Guy Loneragan, BVSc, PhD, West Texas A&M University, had two recent trips, to South American and to Australia.
A recent trip to Buenos Aires and Santa Rosa (La Pampa), Argentina in late April/Early May was to develop and explore some specific research opportunities,” Loneragan says. “On the whole, this trip was far more successful than I could have hoped for.”
Loneragan notes that a couple of years ago while touring West Texas at 75mph, an Argentine veterinarian said to him, “I don’t understand. In the U.S., you have such wonderful roads but drive so slowly.” “Now I understand his comment,” Loneragan says. “On the 600-km drive from Buenos Aires to Santa Rosa, the speed limit of 130 km/hr (80mph) is not enforced and vehicles either drive >100 mph (brand new cars) or <40 mph (1960s and 1970s-era grain and cattle trucks)!”
To highlight the importance of cattle to the Argentine way of life, within most provinces as well as federally, there is an Undersecretary of Cattle Production.
FMD Conference in Australia
In March, Loneragan recently spent time in Melbourne Australia at the Foot and Mouth Disease (FMD) International Symposium and Workshop.

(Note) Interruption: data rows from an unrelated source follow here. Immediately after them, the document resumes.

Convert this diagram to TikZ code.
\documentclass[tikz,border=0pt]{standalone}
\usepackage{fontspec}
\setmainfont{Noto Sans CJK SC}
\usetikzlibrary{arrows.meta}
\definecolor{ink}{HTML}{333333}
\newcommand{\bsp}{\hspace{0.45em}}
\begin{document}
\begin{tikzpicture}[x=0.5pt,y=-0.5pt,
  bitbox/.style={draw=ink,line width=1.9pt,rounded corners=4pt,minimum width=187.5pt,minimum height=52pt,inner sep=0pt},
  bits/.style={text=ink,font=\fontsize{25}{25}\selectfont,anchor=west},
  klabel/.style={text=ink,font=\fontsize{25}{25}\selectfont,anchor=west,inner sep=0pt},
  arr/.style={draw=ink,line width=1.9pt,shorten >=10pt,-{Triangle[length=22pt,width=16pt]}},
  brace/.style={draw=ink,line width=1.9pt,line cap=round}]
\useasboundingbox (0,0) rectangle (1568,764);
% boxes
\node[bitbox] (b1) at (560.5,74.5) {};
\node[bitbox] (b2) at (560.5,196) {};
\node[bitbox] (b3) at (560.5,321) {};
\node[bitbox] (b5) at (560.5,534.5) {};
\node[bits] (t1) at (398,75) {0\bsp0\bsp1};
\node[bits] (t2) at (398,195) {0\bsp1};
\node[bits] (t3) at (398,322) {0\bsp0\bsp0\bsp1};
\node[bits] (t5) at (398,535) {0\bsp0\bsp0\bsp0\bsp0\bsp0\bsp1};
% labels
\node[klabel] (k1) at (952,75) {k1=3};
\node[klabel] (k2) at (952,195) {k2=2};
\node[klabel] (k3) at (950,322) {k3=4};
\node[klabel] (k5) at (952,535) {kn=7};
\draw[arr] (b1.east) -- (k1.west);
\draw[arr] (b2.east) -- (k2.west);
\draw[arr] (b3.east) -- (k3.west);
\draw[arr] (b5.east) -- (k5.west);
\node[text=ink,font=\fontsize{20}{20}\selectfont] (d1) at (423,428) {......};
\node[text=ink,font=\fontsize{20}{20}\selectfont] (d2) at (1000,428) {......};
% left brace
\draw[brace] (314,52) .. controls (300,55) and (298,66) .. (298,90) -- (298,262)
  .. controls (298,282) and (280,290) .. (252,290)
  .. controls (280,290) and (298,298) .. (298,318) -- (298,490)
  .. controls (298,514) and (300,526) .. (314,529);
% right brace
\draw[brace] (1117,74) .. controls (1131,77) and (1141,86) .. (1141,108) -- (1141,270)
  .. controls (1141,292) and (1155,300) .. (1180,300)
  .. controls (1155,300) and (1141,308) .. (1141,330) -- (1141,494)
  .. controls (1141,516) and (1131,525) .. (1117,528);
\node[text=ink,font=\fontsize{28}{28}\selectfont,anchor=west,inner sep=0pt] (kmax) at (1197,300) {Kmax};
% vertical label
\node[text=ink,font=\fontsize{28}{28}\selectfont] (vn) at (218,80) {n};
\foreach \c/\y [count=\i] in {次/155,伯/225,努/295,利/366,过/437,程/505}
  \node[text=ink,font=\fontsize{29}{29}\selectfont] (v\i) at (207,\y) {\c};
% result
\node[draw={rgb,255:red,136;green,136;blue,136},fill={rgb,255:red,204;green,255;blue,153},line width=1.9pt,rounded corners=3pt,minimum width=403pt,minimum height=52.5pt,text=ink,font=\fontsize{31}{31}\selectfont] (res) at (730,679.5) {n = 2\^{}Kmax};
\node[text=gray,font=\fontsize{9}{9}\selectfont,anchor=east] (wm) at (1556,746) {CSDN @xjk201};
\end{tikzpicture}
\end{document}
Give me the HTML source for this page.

Loneragan says it was a good meeting where updates in terms of FMD epidemiology, detection, vaccination, and control were presented. “Several improvements have been made in all areas but there still appears to be a few fundamental pieces missing,” he says. “Most models infer that the time from introduction to detection is key and delays can cost >$100M/hr in some models.” However, most research is targeting better and quicker sample testing instead of focusing on how to find the initial infected herd faster. “This certainly isn’t as sexy science as say a new assay platform, but it is clearly needed. Potentially this could be facilitated by syndromic surveillance.”
One positive aspect is the shift in philosophy toward vaccine use. More and more workshops or exercises are coming to the conclusion that simply relying on “stamping out” is impractical and personnel are overwhelmed very quickly. The role of strategic vaccination and targeted surveillance in the face of an outbreak is now more important than ever. Also, the value of vaccination to live is increasing as it is clear that regardless of how quickly an outbreak can be controlled, regaining export markets takes a lot longer than anticipated – the minimum (3 months) is rarely the case.
The role of wildlife is still a black box, Loneragan says. “One presenter commented that there is one feral pig for every Australian.”